PROVIDED DATA:
╭──

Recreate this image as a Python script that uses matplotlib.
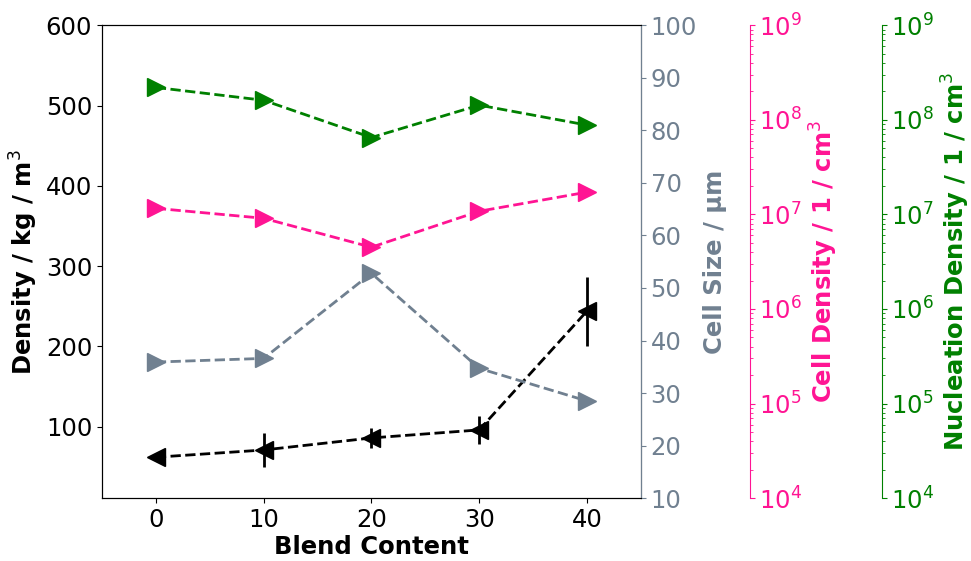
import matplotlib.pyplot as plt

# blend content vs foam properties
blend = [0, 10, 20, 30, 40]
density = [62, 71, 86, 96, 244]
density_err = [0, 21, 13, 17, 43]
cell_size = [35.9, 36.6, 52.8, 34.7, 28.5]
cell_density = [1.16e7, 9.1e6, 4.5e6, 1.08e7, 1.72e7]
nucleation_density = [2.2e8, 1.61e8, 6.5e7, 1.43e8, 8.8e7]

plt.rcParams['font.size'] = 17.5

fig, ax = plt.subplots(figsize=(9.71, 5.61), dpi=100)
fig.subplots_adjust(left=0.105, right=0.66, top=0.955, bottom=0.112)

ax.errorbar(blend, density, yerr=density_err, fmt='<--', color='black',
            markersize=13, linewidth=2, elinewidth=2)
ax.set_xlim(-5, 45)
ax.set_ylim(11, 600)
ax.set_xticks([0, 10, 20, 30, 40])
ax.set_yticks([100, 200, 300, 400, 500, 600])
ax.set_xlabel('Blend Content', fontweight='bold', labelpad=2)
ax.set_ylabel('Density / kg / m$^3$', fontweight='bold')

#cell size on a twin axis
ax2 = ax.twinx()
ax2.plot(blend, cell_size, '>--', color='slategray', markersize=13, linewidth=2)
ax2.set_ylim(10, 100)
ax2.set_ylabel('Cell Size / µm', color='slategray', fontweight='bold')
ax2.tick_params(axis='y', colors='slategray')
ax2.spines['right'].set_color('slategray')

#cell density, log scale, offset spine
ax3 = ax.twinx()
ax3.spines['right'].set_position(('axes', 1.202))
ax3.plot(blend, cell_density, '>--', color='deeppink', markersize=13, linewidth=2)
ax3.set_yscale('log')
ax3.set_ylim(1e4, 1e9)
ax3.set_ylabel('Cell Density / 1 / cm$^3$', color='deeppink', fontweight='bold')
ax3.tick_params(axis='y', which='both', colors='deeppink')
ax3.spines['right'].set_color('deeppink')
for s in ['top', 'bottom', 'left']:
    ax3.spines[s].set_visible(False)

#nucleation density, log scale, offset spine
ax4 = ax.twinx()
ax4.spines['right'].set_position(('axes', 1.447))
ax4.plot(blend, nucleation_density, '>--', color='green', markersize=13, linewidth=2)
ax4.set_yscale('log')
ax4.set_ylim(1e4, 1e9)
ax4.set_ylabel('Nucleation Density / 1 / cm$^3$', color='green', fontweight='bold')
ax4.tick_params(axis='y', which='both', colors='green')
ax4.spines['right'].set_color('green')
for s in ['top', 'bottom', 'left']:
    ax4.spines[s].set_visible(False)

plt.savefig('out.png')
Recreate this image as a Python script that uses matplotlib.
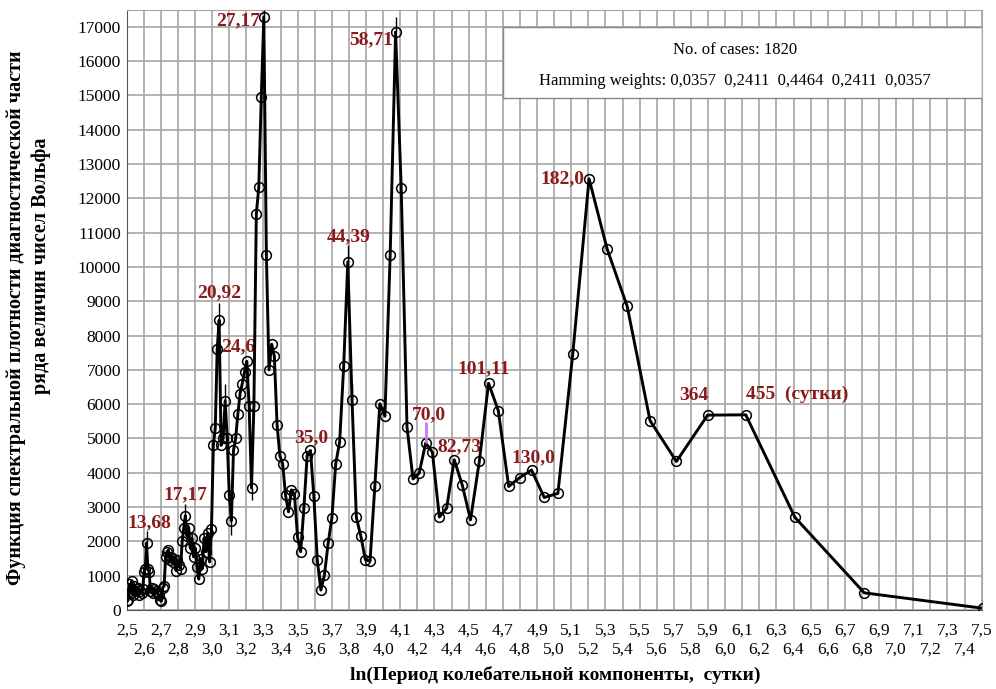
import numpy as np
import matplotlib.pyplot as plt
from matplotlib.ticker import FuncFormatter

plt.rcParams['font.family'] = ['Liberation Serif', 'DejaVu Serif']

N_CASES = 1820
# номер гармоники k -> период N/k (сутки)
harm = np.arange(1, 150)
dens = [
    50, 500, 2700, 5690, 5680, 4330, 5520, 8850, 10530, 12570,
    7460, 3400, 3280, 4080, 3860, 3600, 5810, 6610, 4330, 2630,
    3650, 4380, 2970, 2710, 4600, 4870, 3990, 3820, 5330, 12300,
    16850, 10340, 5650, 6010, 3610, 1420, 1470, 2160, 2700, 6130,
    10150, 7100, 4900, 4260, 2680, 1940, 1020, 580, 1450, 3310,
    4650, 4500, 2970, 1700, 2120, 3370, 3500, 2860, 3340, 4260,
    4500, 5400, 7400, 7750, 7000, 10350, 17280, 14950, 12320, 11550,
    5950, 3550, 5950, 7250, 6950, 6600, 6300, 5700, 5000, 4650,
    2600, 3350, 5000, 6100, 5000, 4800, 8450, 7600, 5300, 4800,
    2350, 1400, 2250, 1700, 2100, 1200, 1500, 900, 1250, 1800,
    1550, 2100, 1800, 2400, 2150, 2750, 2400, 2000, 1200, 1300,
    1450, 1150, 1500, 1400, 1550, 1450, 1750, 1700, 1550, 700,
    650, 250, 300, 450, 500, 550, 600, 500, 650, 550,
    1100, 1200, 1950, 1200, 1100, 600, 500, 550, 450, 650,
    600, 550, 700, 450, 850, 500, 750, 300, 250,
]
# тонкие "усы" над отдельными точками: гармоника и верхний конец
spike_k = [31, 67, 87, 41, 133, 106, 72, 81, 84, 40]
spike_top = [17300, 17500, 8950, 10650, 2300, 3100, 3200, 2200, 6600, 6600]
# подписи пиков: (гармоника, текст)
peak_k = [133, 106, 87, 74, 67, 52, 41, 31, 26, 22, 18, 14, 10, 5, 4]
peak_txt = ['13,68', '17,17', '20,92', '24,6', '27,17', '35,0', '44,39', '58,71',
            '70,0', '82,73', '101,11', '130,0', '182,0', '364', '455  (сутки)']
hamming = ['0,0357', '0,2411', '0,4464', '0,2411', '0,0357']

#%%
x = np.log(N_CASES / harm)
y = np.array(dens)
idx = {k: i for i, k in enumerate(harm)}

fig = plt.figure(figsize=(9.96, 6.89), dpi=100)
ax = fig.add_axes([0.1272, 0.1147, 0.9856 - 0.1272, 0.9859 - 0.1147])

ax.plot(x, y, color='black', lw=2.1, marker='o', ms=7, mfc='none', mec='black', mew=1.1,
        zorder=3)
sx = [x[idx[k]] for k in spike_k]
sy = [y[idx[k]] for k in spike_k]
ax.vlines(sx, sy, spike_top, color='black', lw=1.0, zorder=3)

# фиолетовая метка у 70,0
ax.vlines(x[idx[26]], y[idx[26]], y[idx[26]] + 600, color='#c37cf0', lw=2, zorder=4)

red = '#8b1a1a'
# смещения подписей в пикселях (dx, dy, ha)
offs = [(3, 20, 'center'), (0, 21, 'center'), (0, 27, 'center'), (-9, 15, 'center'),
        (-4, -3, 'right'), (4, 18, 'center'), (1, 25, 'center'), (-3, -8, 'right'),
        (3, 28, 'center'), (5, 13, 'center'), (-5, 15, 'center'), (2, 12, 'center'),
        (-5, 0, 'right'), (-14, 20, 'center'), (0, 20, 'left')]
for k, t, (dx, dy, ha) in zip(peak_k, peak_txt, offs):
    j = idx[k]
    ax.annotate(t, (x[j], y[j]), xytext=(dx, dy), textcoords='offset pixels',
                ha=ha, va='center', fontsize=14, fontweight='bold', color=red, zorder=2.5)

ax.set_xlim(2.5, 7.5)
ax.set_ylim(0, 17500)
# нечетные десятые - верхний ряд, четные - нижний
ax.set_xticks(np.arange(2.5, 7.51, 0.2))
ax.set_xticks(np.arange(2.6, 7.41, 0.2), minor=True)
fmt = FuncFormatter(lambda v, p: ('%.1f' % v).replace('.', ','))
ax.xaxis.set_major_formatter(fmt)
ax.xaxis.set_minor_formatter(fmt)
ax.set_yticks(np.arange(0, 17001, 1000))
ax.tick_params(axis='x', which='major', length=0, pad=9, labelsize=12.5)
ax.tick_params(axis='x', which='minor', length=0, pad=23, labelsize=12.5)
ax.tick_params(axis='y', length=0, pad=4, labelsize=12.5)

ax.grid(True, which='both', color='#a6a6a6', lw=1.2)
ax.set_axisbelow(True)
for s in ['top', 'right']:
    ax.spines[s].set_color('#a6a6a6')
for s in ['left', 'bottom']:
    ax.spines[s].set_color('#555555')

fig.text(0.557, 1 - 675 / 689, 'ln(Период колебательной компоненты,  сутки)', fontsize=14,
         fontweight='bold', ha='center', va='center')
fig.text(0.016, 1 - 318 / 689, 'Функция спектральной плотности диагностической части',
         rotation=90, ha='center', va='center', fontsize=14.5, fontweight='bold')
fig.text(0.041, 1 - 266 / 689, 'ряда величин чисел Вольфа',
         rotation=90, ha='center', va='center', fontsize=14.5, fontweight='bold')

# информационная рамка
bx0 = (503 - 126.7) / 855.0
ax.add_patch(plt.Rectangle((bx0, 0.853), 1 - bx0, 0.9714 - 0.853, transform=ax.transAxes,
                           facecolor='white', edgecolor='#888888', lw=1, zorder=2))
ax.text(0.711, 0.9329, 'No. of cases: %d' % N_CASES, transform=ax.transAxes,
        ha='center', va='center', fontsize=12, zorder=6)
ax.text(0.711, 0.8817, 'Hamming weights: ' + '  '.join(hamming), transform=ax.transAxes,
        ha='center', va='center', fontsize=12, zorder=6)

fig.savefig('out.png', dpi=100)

╰──
╭──

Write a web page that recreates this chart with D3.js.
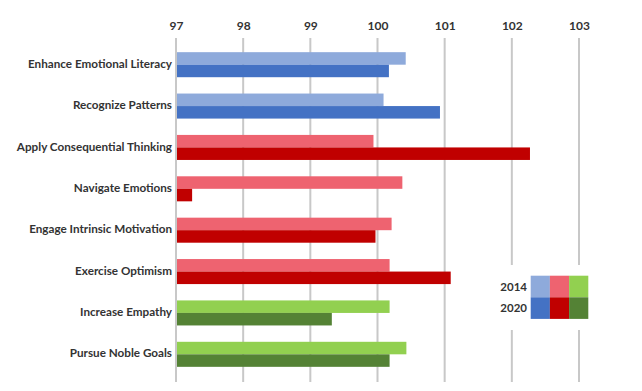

╰──
╭──

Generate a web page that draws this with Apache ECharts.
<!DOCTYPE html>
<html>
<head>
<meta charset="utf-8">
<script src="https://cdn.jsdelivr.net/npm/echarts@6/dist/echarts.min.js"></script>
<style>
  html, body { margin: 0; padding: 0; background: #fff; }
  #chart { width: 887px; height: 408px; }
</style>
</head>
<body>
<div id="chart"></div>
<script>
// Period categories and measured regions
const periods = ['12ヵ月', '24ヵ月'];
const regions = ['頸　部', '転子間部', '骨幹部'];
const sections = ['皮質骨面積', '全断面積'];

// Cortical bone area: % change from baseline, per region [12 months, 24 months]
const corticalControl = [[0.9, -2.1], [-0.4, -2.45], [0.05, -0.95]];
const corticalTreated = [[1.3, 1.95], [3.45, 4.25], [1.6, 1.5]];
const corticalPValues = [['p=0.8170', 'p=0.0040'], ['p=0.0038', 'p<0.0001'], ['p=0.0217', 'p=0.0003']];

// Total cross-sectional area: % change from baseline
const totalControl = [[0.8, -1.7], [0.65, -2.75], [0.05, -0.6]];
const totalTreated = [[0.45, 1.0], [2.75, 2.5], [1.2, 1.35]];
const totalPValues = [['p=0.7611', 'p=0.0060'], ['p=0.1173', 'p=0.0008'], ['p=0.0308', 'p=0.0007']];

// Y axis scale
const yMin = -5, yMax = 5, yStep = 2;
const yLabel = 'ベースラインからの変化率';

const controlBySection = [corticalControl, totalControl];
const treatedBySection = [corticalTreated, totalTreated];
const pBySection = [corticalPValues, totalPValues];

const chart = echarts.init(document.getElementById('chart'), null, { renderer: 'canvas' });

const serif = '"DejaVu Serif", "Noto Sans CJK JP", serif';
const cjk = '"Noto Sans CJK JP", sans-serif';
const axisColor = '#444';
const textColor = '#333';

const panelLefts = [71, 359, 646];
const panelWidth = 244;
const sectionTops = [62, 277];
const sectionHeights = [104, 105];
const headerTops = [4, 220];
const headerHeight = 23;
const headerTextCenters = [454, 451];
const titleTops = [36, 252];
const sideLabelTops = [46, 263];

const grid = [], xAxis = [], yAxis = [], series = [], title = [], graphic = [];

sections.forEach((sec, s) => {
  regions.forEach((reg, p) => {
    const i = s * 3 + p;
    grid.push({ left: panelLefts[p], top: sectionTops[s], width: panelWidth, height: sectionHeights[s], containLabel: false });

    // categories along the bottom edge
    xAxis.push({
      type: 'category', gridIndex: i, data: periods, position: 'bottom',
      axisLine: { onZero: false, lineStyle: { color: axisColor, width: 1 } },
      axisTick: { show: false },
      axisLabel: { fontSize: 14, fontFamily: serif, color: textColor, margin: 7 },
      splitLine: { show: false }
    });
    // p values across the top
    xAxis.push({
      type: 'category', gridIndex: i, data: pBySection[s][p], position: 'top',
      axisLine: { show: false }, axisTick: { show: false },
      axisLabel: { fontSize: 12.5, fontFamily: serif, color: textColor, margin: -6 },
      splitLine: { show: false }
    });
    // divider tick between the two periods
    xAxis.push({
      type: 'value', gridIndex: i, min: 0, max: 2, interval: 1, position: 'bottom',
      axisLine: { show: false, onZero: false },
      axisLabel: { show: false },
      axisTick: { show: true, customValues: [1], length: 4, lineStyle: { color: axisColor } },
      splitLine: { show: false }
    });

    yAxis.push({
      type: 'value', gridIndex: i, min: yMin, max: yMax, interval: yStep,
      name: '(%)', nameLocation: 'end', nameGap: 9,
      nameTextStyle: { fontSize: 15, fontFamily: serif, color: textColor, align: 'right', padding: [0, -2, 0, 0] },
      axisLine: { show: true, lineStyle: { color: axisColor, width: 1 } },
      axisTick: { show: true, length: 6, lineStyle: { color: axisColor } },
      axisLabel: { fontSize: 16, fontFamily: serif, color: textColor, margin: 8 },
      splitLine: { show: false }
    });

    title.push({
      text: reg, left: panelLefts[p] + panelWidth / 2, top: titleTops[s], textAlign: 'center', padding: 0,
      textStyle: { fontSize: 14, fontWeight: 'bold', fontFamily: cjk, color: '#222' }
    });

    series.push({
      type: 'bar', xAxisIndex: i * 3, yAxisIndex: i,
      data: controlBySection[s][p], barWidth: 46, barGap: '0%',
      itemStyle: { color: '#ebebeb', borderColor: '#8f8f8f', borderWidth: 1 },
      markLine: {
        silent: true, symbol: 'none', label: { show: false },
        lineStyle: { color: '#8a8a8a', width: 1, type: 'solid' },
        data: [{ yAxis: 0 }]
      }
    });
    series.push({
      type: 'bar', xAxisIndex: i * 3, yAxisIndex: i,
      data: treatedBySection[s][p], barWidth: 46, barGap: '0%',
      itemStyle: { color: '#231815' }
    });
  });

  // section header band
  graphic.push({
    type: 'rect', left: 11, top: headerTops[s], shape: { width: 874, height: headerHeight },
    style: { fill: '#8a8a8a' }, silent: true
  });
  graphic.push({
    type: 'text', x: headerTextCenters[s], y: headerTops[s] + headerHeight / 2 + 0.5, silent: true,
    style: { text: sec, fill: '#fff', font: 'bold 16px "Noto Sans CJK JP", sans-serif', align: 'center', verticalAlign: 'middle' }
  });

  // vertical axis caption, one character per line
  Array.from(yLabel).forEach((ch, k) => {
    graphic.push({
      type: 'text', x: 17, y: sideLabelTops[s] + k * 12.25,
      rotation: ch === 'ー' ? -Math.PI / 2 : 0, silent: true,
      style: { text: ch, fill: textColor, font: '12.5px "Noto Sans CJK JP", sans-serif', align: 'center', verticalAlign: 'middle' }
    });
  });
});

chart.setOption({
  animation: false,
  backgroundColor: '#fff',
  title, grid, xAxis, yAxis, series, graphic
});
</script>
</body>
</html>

╰──

TO DO:
Nothing but the lines from the one with "Generate a web" through the one with "const yLabel = 'ベースラインからの変化率';" should be repeated, and each exactly.

ANSWER TO THIS EXERCISE:
Generate a web page that draws this with Apache ECharts.
<!DOCTYPE html>
<html>
<head>
<meta charset="utf-8">
<script src="https://cdn.jsdelivr.net/npm/echarts@6/dist/echarts.min.js"></script>
<style>
  html, body { margin: 0; padding: 0; background: #fff; }
  #chart { width: 887px; height: 408px; }
</style>
</head>
<body>
<div id="chart"></div>
<script>
// Period categories and measured regions
const periods = ['12ヵ月', '24ヵ月'];
const regions = ['頸　部', '転子間部', '骨幹部'];
const sections = ['皮質骨面積', '全断面積'];

// Cortical bone area: % change from baseline, per region [12 months, 24 months]
const corticalControl = [[0.9, -2.1], [-0.4, -2.45], [0.05, -0.95]];
const corticalTreated = [[1.3, 1.95], [3.45, 4.25], [1.6, 1.5]];
const corticalPValues = [['p=0.8170', 'p=0.0040'], ['p=0.0038', 'p<0.0001'], ['p=0.0217', 'p=0.0003']];

// Total cross-sectional area: % change from baseline
const totalControl = [[0.8, -1.7], [0.65, -2.75], [0.05, -0.6]];
const totalTreated = [[0.45, 1.0], [2.75, 2.5], [1.2, 1.35]];
const totalPValues = [['p=0.7611', 'p=0.0060'], ['p=0.1173', 'p=0.0008'], ['p=0.0308', 'p=0.0007']];

// Y axis scale
const yMin = -5, yMax = 5, yStep = 2;
const yLabel = 'ベースラインからの変化率';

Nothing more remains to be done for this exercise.